Nothing takes away a bad day like a well-seared foie gras.
So when I was having one last week, A., decided to treat me to dinner at Chef Jessie's @ the Rockwell Club, formerly Le Souffle. With our good friend, E., we had a quiet dinner to ease the nerves and please the palate.
I know some people consider it evil food. But I beg to disagree. Evil. it's not. Sinful, yes.
I am not an expert on fatty goose liver as it is not exactly everyday food but I have to say that my previous experiences have ranged from disappointing (at the overrated Bistro Filipino) to mildly interesting (pate de foie gras served at a friend's private party). So far, Chef Jessie's has been the best I've had.
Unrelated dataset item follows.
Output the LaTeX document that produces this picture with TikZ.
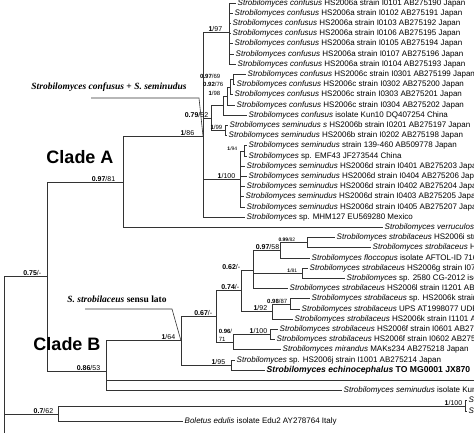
\documentclass[tikz,border=0pt]{standalone}
\usepackage{fontspec}
\setmainfont{Liberation Serif}
\setsansfont{Liberation Sans}
\tikzset{>=latex}
\newcommand{\leaffont}{\sffamily\fontsize{8}{9}\selectfont}
\newcommand{\pp}[2]{\textbf{#1}/#2}
\tikzset{
  branch/.style={draw=black!80, line width=0.7pt},
  leaf/.style={anchor=west, inner sep=1.5pt, font=\leaffont},
  supp/.style={anchor=south east, inner sep=0.6pt, font=\sffamily\fontsize{7}{8}\selectfont},
  suppsmall/.style={supp, font=\sffamily\fontsize{6}{7}\selectfont},
  supptiny/.style={supp, font=\sffamily\fontsize{5}{6}\selectfont},
  clade/.style={font=\sffamily\bfseries\fontsize{18}{20}\selectfont, inner sep=0pt},
  anno/.style={font=\rmfamily\bfseries\fontsize{9.5}{11}\selectfont, inner sep=0pt},
  pointer/.style={draw=black!80, line width=0.6pt}
}
\begin{document}
\begin{tikzpicture}[x=1pt, y=-1pt]
\useasboundingbox (0,0) rectangle (474,433);
% leaves
\foreach \k/\tip/\txt in {
  1/236/{\textit{Strobilomyces confusus} HS2006a strain I0101 AB275190 Japan},
  2/233/{\textit{Strobilomyces confusus} HS2006a strain I0102 AB275191 Japan},
  3/231/{\textit{Strobilomyces confusus} HS2006a strain I0103 AB275192 Japan},
  4/231/{\textit{Strobilomyces confusus} HS2006a strain I0106 AB275195 Japan},
  5/233/{\textit{Strobilomyces confusus} HS2006a strain I0105 AB275194 Japan},
  6/234/{\textit{Strobilomyces confusus} HS2006a strain I0107 AB275196 Japan},
  7/236/{\textit{Strobilomyces confusus} HS2006a strain I0104 AB275193 Japan},
  8/246/{\textit{Strobilomyces confusus} HS2006c strain I0301 AB275199 Japan},
  9/235/{\textit{Strobilomyces confusus} HS2006c strain I0302 AB275200 Japan},
  10/233/{\textit{Strobilomyces confusus} HS2006c strain I0303 AB275201 Japan},
  11/235/{\textit{Strobilomyces confusus} HS2006c strain I0304 AB275202 Japan},
  12/247/{\textit{Strobilomyces confusus} isolate Kun10 DQ407254 China},
  13/228/{\textit{Strobilomyces seminudus s} HS2006b strain I0201 AB275197 Japan},
  14/227/{\textit{Strobilomyces seminudus} HS2006b strain I0202 AB275198 Japan},
  15/247/{\textit{Strobilomyces seminudus} strain 139-460 AB509778 Japan},
  16/247/{\textit{Strobilomyces} sp. EMF43 JF273544 China},
  17/245/{\textit{Strobilomyces seminudus} HS2006d strain I0401 AB275203 Japan},
  18/247/{\textit{Strobilomyces seminudus} HS2006d strain I0404 AB275206 Japan},
  19/245/{\textit{Strobilomyces seminudus} HS2006d strain I0402 AB275204 Japan},
  20/244/{\textit{Strobilomyces seminudus} HS2006d strain I0403 AB275205 Japan},
  21/245/{\textit{Strobilomyces seminudus} HS2006d strain I0405 AB275207 Japan},
  22/245/{\textit{Strobilomyces} sp. MHM127 EU569280 Mexico},
  23/383/{\textit{Strobilomyces verruculosus}},
  24/335/{\textit{Strobilomyces strobilaceus} HS2006i strain},
  25/371/{\textit{Strobilomyces strobilaceus} HS2006i},
  26/310/{\textit{Strobilomyces floccopus} isolate AFTOL-ID 716},
  27/308/{\textit{Strobilomyces strobilaceus} HS2006g strain I07},
  28/345/{\textit{Strobilomyces} sp. 2580 CG-2012 isolate},
  29/288/{\textit{Strobilomyces strobilaceus} HS2006l strain I1201 AB},
  30/310/{\textit{Strobilomyces strobilaceus} sp. HS2006k strain},
  31/300/{\textit{Strobilomyces strobilaceus} UPS AT1998077 UDB},
  32/293/{\textit{Strobilomyces strobilaceus} HS2006k strain I1101 AB},
  33/278/{\textit{Strobilomyces strobilaceus} HS2006f strain I0601 AB275},
  34/275/{\textit{Strobilomyces strobilaceus} HS2006f strain I0602 AB275},
  35/281/{\textit{Strobilomyces mirandus} MAKs234 AB275218 Japan},
  36/235/{\textit{Strobilomyces} sp. HS2006j strain I1001 AB275214 Japan},
  37/265/{\fontsize{8.6}{9}\selectfont\bfseries\textit{Strobilomyces echinocephalus} TO MG0001 JX870},
  39/342/{\textit{Strobilomyces seminudus} isolate Kun},
  40/467/{\textit{Strobilomyces}},
  41/467/{\textit{Strobilomyces}},
  42/183/{\textit{Boletus edulis} isolate Edu2 AY278764 Italy}}
  {\node[leaf] (l\k) at (\tip,{3+10.2*(\k-1)}) {\txt};}
\coordinate (l38) at (480,380.4);
% inner nodes
\coordinate (root) at (4,276);
\coordinate (rootend) at (4,440);
\coordinate (n75) at (47,276);
\coordinate (nCA) at (123,182);
\coordinate (n86) at (203,136);
\coordinate (n97) at (229,32);
\coordinate (n52) at (211,118);
\coordinate (nkun) at (223,105.6);
\coordinate (n98) at (227,96.1);
\coordinate (n76) at (230,87.2);
\coordinate (n69) at (233,79.5);
\coordinate (n99) at (225,130.5);
\coordinate (n100A) at (240,179);
\coordinate (n94) at (244,150.9);
\coordinate (nCB) at (106,371);
\coordinate (n64) at (181,340.8);
\coordinate (n67) at (216,316.5);
\coordinate (n74) at (241,290.8);
\coordinate (n62) at (253,270);
\coordinate (n58) at (280,250.4);
\coordinate (n82) at (307,242.7);
\coordinate (n81) at (302,273.3);
\coordinate (n92) at (272,311.6);
\coordinate (n87) at (290,303.9);
\coordinate (n96) at (233,342.2);
\coordinate (n100B) at (270,334.5);
\coordinate (n95) at (231,365.1);
\coordinate (n762) at (58,414);
\coordinate (n100C) at (465,405.9);
% branches
\draw[branch] (root) -- (rootend);
\draw[branch] (root) -- (n75);
\draw[branch] (root) |- (n762);
\foreach \p/\c in {n75/nCA, n75/nCB, nCA/n86, nCA/l23,
  n86/n97, n86/n52, n86/n100A, n86/l22,
  n97/l1, n97/l2, n97/l3, n97/l4, n97/l5, n97/l6, n97/l7,
  n52/nkun, n52/n99, nkun/n98, nkun/l12, n98/n76, n98/l11,
  n76/n69, n76/l10, n69/l8, n69/l9, n99/l13, n99/l14,
  n100A/n94, n100A/l17, n100A/l18, n100A/l19, n100A/l20, n100A/l21,
  n94/l15, n94/l16,
  nCB/n64, nCB/l38, nCB/l39, n64/n67, n64/n95, n67/n74, n67/n96,
  n74/n62, n74/n92, n62/n58, n62/n81, n62/l29, n58/n82, n58/l26,
  n82/l24, n82/l25, n81/l27, n81/l28, n92/n87, n92/l32, n87/l30, n87/l31,
  n96/n100B, n96/l35, n100B/l33, n100B/l34, n95/l36, n95/l37,
  n762/n100C, n762/l42, n100C/l40, n100C/l41}
  \draw[branch] (\p) |- (\c);
% support values
\foreach \n/\t/\dx in {n97/\pp{1}{97}/-6pt, n52/\pp{0.79}{52}/-2pt,
  n100A/\pp{1}{100}/-4pt, n86/\pp{1}{86}/-8pt, nCA/\pp{0.97}{81}/-7pt,
  n75/\pp{0.75}{-}/-5pt, nCB/\pp{0.86}{53}/-5pt, n64/\pp{1}{64}/-5pt,
  n67/\pp{0.67}{-}/-3pt, n74/\pp{0.74}{-}/-1pt, n62/\pp{0.62}{-}/-12pt,
  n58/\pp{0.97}{58}/0pt, n92/\pp{1}{92}/-4pt, n100B/\pp{1}{100}/-2pt,
  n95/\pp{1}{95}/-5pt, n762/\pp{0.7}{62}/-4pt, n100C/\pp{1}{100}/-2pt}
  \node[supp] (s\n) at ([xshift=\dx]\n) {\t};
\foreach \n/\t/\dx in {n69/\pp{0.97}{69}/-12pt, n76/\pp{0.92}{76}/-6pt,
  n98/\pp{1}{98}/-6pt, n99/\pp{1}{99}/-2pt, n87/\pp{0.98}{87}/-2pt}
  \node[suppsmall] (s\n) at ([xshift=\dx]\n) {\t};
\foreach \n/\t/\dx in {n94/\pp{1}{94}/-6pt, n82/\pp{0.99}{82}/-11pt,
  n81/\pp{1}{81}/-4pt}
  \node[supptiny] (s\n) at ([xshift=\dx]\n) {\t};
\node[supp, anchor=south west, align=left, font=\sffamily\fontsize{6}{7.5}\selectfont]
  (sn96) at ([xshift=2pt]n67 |- n96) {\textbf{0.96}/\\71};
% clade names
\node[clade] (cladeA) at (80,157) {Clade A};
\node[clade] (cladeB) at (67,344) {Clade B};
\node[anno] (csnote) at (109,87) {\textit{Strobilomyces confusus} + \textit{S. seminudus}};
\coordinate (csA) at (91,98);
\coordinate (csB) at (199,98);
\draw[pointer] (csA) -- (csB) -- (n86);
\node[anno] (ssnote) at (117,299) {\textit{S. strobilaceus} sensu lato};
\coordinate (ssA) at (85,309);
\coordinate (ssB) at (172,309);
\draw[pointer] (ssA) -- (ssB) -- (n64);
\end{tikzpicture}
\end{document}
Served with grilled Shitake mushrooms, the overlapping buttery taste of both the liver and mushroom is complemented by the naturally light saltiness of the scallops, the cottage cheese and the parma ham. The bed of greens gives the dish a refreshing touch and a contrasting texture the silkiness of the grilled ingredients. The salad is highly creative in its mixture of tastes and textures. Sinful, no?
I had errantly ordered apple juice instead of a nice glass of full-bodied white wine. I hope though, that there will be another opportunity for me to correct this.
Before we had our entrees, we shared a small dish of cheese, spinach and mushroom souffle. It had a very rich filling, rendering the accompaniment of white cream sauce inutile. Next time, I will give the dessert souffles a try. Maybe that would be a better souffle experience.
For my entree I had Angus beef, medium rare with bourguignonne gravy. It was done well to my liking but the foie gras experience just simply filled my head. So I cannot say much about the steak, except that it was filling.
A., by his standards, was adventurous with the tartare fish salad. He was not partial to the salmon which he found too abrasive and left his tongue itching. It was the pretty looking salad, though.
And thus, he reverted to his comfort food, the chicken adobo which he found interesting as it was not overtly salty and oily, the way home-cooked adobo is made, yet, it still had an adobo-ness that is familiar to the Pinoy taste buds.
E. ordered the shrimp salad and the blackened fish topped with a piquant sauce.